Pizza Power and the DIY scene’s appeal: “We’ve kind of been jumping around locations. We did Wonder Fair for a while as well, which was really fun. They were really nice hosts. [Wonder Fair owners] Paul and Meredith are very supportive of the DIY approach to the music scene. Nothing against the bars—we love playing at bars—it’s just nice to have alternate environments. It just kind of seems like people pay more attention to the music if it’s a one-off location where the main reason you go is to see the band.”

His record label, Whatever Forever Tapes: “It’s pretty small-scale, tape-based— hopefully someday vinyls, too, once we get enough dollars—but for now, cassette tapes are pretty affordable, and kind of fun. A little bit nostalgic, also. Connections through friends is kind of the main theme more so than a specific genre, but it’ll tend to be kind of experimentally geared. It’s still all rock-n-roll for the most part.”

Musician CS Luxem’s involvement with Whatever Forever Tapes: “CS Luxem is always jumping between different cities, so he’s a nice representative to have on board. He’s definitely been a spark from the beginning. I’ve been playing music with him for years. He was actually one of the founding members of Karma Vision. He’s a really good bridge to the Brooklyn DIY scene.”

The Wednezdaze series that debuted this week at SeedCo Studios: “It wasn’t intended to be [a regular thing] and then all of a sudden we started getting a bunch of requests from touring bands. So we thought we’d go ahead and make a series for it for the fall. It doesn’t necessarily have to be live bands every Wednesday.

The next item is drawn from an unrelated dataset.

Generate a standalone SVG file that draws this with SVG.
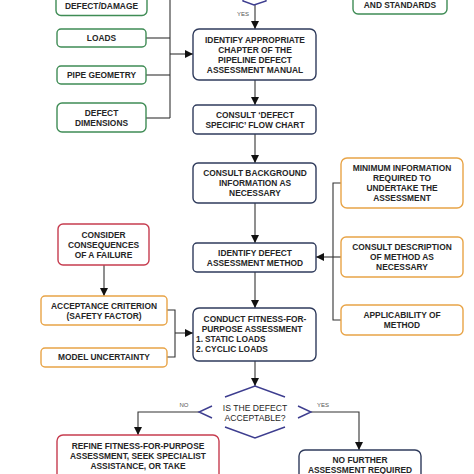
<svg xmlns="http://www.w3.org/2000/svg" width="474" height="474" viewBox="0 0 474 474">
<defs>
<marker id="ah" markerWidth="9" markerHeight="9" refX="8" refY="4.5" orient="auto" markerUnits="userSpaceOnUse">
<path d="M0,0.5 L8,4.5 L0,8.5 Z" fill="#111"/>
</marker>
<style>
.box{fill:#fff;stroke-width:1.4}
.g{stroke:#3f8c55}
.n{stroke:#2f3b5c}
.o{stroke:#e8a447}
.r{stroke:#c63c4f}
.t{font-family:"Liberation Sans",Arial,sans-serif;font-weight:bold;font-size:8.4px;fill:#262626;text-anchor:middle}
.tl{text-anchor:start}
.q{font-family:"Liberation Sans",Arial,sans-serif;font-size:8.6px;fill:#262626;text-anchor:middle}
.s{font-family:"Liberation Sans",Arial,sans-serif;font-size:6px;fill:#555;text-anchor:middle}
.c{fill:none;stroke:#333;stroke-width:1.1}
.d{fill:none;stroke:#3d3d8f;stroke-width:1.4}
</style>
</defs>
<rect width="474" height="474" fill="#fff"/>

<g id="connectors">
<polyline class="c" points="146,38 170,38"/>
<polyline class="c" points="146,75 170,75"/>
<polyline class="c" points="146,118 170,118"/>
<polyline class="c" points="170,-2 170,118"/>
<line class="c" x1="170" y1="54" x2="193" y2="54" marker-end="url(#ah)"/>
<line class="c" x1="255" y1="5" x2="255" y2="29" marker-end="url(#ah)"/>
<line class="c" x1="255" y1="80" x2="255" y2="105" marker-end="url(#ah)"/>
<line class="c" x1="255" y1="134" x2="255" y2="163" marker-end="url(#ah)"/>
<line class="c" x1="255" y1="203" x2="255" y2="243" marker-end="url(#ah)"/>
<line class="c" x1="255" y1="272" x2="255" y2="308" marker-end="url(#ah)"/>
<line class="c" x1="255" y1="361" x2="255" y2="386" marker-end="url(#ah)"/>
<polyline class="c" points="341,183 333,183 333,320 341,320"/>
<line class="c" x1="341" y1="257" x2="316" y2="257" marker-end="url(#ah)"/>
<line class="c" x1="104" y1="265" x2="104" y2="296" marker-end="url(#ah)"/>
<polyline class="c" points="167,310 175,310 175,357 167,357"/>
<line class="c" x1="175" y1="333" x2="193" y2="333" marker-end="url(#ah)"/>
<polyline class="c" points="199,412 138,412 138,435" marker-end="url(#ah)"/>
<polyline class="c" points="311,412 359,412 359,450" marker-end="url(#ah)"/>
<text class="s" x="184" y="407">NO</text>
<text class="s" x="323" y="407">YES</text>
<text class="s" x="243" y="16">YES</text>
</g>

<g id="top-diamond">
<polyline class="d" points="243,-1 243,1 254,5 266,1 266,-1"/>
</g>

<g id="defect-damage">
<rect class="box g" x="56" y="-10" width="91" height="25.5" rx="5"/>
<text class="t" x="101.5" y="8.5">DEFECT/DAMAGE</text>
</g>
<g id="loads">
<rect class="box g" x="57" y="29" width="89" height="18" rx="4"/>
<text class="t" x="101.5" y="41">LOADS</text>
</g>
<g id="pipe-geometry">
<rect class="box g" x="57" y="66" width="89" height="18" rx="4"/>
<text class="t" x="101.5" y="78">PIPE GEOMETRY</text>
</g>
<g id="defect-dimensions">
<rect class="box g" x="57" y="103" width="89" height="29" rx="5"/>
<text class="t" x="101.5" y="116">DEFECT</text>
<text class="t" x="101.5" y="126">DIMENSIONS</text>
</g>
<g id="standards">
<rect class="box g" x="353" y="-10" width="94" height="24" rx="5"/>
<text class="t" x="400" y="7.5">AND STANDARDS</text>
</g>

<g id="identify-chapter">
<rect class="box n" x="193" y="29" width="123" height="51" rx="6"/>
<text class="t" x="255" y="43">IDENTIFY APPROPRIATE</text>
<text class="t" x="255" y="53">CHAPTER OF THE</text>
<text class="t" x="255" y="63">PIPELINE DEFECT</text>
<text class="t" x="255" y="73">ASSESSMENT MANUAL</text>
</g>
<g id="consult-flow">
<rect class="box n" x="193" y="105" width="123" height="29" rx="4"/>
<text class="t" x="255" y="118">CONSULT ‘DEFECT</text>
<text class="t" x="255" y="128">SPECIFIC’ FLOW CHART</text>
</g>
<g id="consult-background">
<rect class="box n" x="193" y="163" width="123" height="40" rx="5"/>
<text class="t" x="255" y="176">CONSULT BACKGROUND</text>
<text class="t" x="255" y="186">INFORMATION AS</text>
<text class="t" x="255" y="196">NECESSARY</text>
</g>
<g id="identify-method">
<rect class="box n" x="193" y="243" width="123" height="29" rx="4"/>
<text class="t" x="255" y="256">IDENTIFY DEFECT</text>
<text class="t" x="255" y="266">ASSESSMENT METHOD</text>
</g>
<g id="conduct">
<rect class="box n" x="193" y="308" width="123" height="53" rx="6"/>
<text class="t" x="255" y="322">CONDUCT FITNESS-FOR-</text>
<text class="t" x="252" y="332">PURPOSE ASSESSMENT</text>
<text class="t tl" x="196" y="342">1.<tspan x="205">STATIC LOADS</tspan></text>
<text class="t tl" x="196" y="352">2.<tspan x="205">CYCLIC LOADS</tspan></text>
</g>

<g id="minimum-info">
<rect class="box o" x="341" y="158" width="122" height="50" rx="6"/>
<text class="t" x="402" y="171">MINIMUM INFORMATION</text>
<text class="t" x="402" y="181">REQUIRED TO</text>
<text class="t" x="402" y="191">UNDERTAKE THE</text>
<text class="t" x="402" y="201">ASSESSMENT</text>
</g>
<g id="consult-description">
<rect class="box o" x="341" y="237" width="122" height="40" rx="5"/>
<text class="t" x="402" y="250">CONSULT DESCRIPTION</text>
<text class="t" x="402" y="260">OF METHOD AS</text>
<text class="t" x="402" y="270">NECESSARY</text>
</g>
<g id="applicability">
<rect class="box o" x="341" y="305" width="122" height="30" rx="5"/>
<text class="t" x="402" y="318">APPLICABILITY OF</text>
<text class="t" x="402" y="328">METHOD</text>
</g>

<g id="consequences">
<rect class="box r" x="58" y="224" width="91" height="41" rx="5"/>
<text class="t" x="103.5" y="238">CONSIDER</text>
<text class="t" x="103.5" y="248">CONSEQUENCES</text>
<text class="t" x="103.5" y="258">OF A FAILURE</text>
</g>
<g id="acceptance">
<rect class="box o" x="41" y="296" width="126" height="29" rx="4"/>
<text class="t" x="104" y="309">ACCEPTANCE CRITERION</text>
<text class="t" x="104" y="319">(SAFETY FACTOR)</text>
</g>
<g id="model-uncertainty">
<rect class="box o" x="41" y="348" width="126" height="19" rx="4"/>
<text class="t" x="104" y="360">MODEL UNCERTAINTY</text>
</g>

<g id="decision">
<polyline class="d" points="225,397 255,386 285,397"/>
<polyline class="d" points="212,406 199,412 212,418"/>
<polyline class="d" points="298,406 311,412 298,418"/>
<polyline class="d" points="225,427 255,438 285,427"/>
<text class="q" x="255" y="411">IS THE DEFECT</text>
<text class="q" x="255" y="421">ACCEPTABLE?</text>
</g>

<g id="refine">
<rect class="box r" x="57" y="435" width="162" height="50" rx="6"/>
<text class="t" x="138" y="449">REFINE FITNESS-FOR-PURPOSE</text>
<text class="t" x="138" y="459">ASSESSMENT, SEEK SPECIALIST</text>
<text class="t" x="138" y="469">ASSISTANCE, OR TAKE</text>
</g>
<g id="no-further">
<rect class="box n" x="299" y="450" width="122" height="40" rx="6"/>
<text class="t" x="360" y="463">NO FURTHER</text>
<text class="t" x="360" y="473">ASSESSMENT REQUIRED</text>
</g>
</svg>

One of the ideas was a bike-in movie... [we want to] make use of the big space and the projector and the PA for other kinds of events.”

Hosting shows in warehouses: “I’m pretty excited for seeing this east Lawrence Warehouse District evolve and develop. I have a soft spot for that warehouse thing. I grew up in St. Louis, which is full of big warehouses and loft spaces, so it’s nice to have that urban feel and that flexibility within a big space, where you can make it feel like a new space with every show. It’s super accessible in terms of still being a part of the downtown culture. You can hop around between the bar scene or the warehouse scene or your house.

It’s nice with this because you don’t have to worry about noise complaints with neighbors, which was an issue for us in the past. There is something that’s nice about that living room feeling in terms of feeling really comfortable, intimate.”